* Start *

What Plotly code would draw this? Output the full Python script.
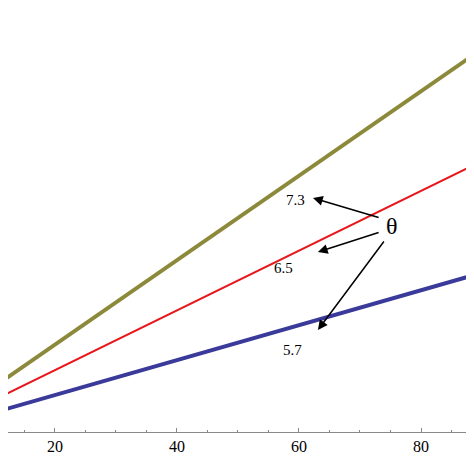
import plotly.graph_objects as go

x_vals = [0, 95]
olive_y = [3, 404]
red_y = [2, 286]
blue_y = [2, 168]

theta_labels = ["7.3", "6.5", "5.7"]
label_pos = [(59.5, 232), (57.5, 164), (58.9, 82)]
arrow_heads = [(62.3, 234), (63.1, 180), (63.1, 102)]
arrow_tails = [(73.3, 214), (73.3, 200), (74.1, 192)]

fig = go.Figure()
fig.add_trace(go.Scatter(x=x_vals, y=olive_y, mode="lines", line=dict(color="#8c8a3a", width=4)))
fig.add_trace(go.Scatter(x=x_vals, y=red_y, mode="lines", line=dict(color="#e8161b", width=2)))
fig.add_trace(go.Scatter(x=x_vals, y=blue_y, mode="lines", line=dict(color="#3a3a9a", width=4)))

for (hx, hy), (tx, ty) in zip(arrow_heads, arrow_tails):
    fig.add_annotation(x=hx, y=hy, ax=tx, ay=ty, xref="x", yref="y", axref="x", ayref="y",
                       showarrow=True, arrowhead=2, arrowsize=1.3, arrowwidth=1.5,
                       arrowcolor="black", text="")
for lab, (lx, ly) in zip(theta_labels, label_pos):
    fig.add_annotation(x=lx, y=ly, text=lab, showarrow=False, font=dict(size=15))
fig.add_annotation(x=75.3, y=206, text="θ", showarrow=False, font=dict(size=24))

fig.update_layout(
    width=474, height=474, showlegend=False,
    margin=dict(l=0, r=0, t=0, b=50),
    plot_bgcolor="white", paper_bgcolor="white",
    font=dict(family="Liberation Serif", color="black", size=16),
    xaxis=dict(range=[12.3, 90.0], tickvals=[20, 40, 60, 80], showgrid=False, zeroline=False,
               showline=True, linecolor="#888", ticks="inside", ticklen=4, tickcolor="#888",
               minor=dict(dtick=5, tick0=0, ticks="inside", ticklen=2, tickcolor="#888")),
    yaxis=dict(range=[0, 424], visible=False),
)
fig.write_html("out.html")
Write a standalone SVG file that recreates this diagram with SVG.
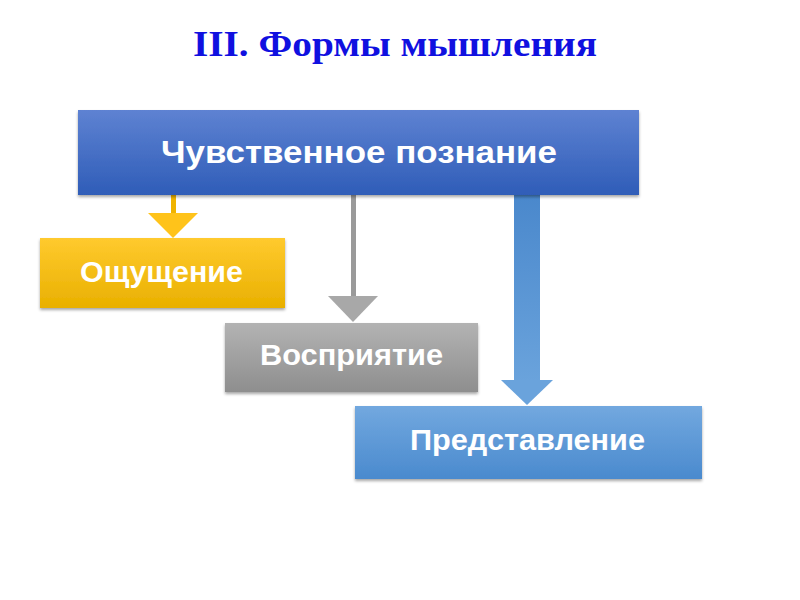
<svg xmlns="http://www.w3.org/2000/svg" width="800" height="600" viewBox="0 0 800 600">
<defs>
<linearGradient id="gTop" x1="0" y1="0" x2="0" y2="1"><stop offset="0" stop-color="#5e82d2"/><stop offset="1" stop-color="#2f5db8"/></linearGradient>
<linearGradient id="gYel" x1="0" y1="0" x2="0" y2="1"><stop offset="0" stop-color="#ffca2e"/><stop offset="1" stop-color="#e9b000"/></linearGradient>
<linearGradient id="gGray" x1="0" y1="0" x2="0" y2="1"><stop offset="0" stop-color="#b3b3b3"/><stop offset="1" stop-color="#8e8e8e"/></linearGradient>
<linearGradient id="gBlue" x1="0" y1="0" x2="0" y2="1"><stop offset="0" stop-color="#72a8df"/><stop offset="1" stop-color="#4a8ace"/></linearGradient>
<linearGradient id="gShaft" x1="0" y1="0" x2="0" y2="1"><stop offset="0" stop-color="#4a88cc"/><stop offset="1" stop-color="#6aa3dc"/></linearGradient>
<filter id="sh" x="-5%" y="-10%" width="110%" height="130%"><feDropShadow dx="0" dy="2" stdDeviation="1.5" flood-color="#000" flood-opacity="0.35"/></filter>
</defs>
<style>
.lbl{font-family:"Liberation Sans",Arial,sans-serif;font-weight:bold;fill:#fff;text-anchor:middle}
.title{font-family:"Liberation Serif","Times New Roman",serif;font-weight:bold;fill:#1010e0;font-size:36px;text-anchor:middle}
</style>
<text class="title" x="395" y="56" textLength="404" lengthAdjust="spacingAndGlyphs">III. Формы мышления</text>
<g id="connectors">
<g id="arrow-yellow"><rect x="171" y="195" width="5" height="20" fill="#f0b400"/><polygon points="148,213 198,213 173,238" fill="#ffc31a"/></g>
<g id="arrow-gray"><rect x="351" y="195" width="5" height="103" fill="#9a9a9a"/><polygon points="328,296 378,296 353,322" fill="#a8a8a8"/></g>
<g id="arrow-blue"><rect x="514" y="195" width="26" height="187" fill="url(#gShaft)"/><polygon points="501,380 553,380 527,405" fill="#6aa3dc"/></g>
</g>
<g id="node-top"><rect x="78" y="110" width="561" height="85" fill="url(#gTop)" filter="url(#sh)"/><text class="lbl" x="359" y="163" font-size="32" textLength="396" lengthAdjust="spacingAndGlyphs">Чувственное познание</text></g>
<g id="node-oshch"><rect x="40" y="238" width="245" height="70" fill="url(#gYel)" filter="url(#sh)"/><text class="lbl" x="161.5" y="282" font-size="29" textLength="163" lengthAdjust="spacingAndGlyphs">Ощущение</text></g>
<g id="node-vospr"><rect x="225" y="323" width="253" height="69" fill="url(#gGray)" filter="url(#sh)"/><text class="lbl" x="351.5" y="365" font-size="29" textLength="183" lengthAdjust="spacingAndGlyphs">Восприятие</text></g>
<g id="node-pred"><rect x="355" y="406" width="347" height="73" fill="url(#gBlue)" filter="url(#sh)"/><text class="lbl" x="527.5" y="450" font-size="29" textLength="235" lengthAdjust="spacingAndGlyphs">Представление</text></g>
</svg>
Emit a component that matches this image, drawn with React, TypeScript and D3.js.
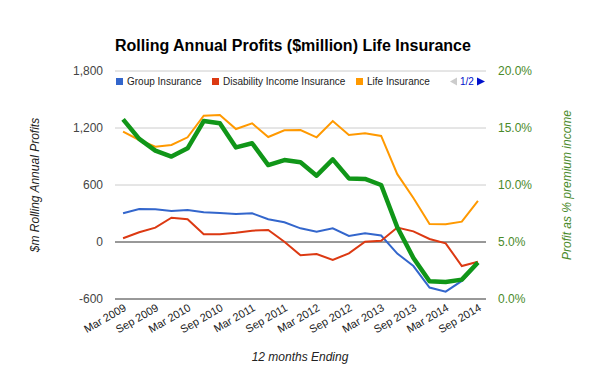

* End *

### [GOAL]
Copy nothing but the lines from the top of the material through the line holding "blue_y = [2, 168]", exactly as written; omit pictures.

### [EXERCISE ANSWER]
What Plotly code would draw this? Output the full Python script.
import plotly.graph_objects as go

x_vals = [0, 95]
olive_y = [3, 404]
red_y = [2, 286]
blue_y = [2, 168]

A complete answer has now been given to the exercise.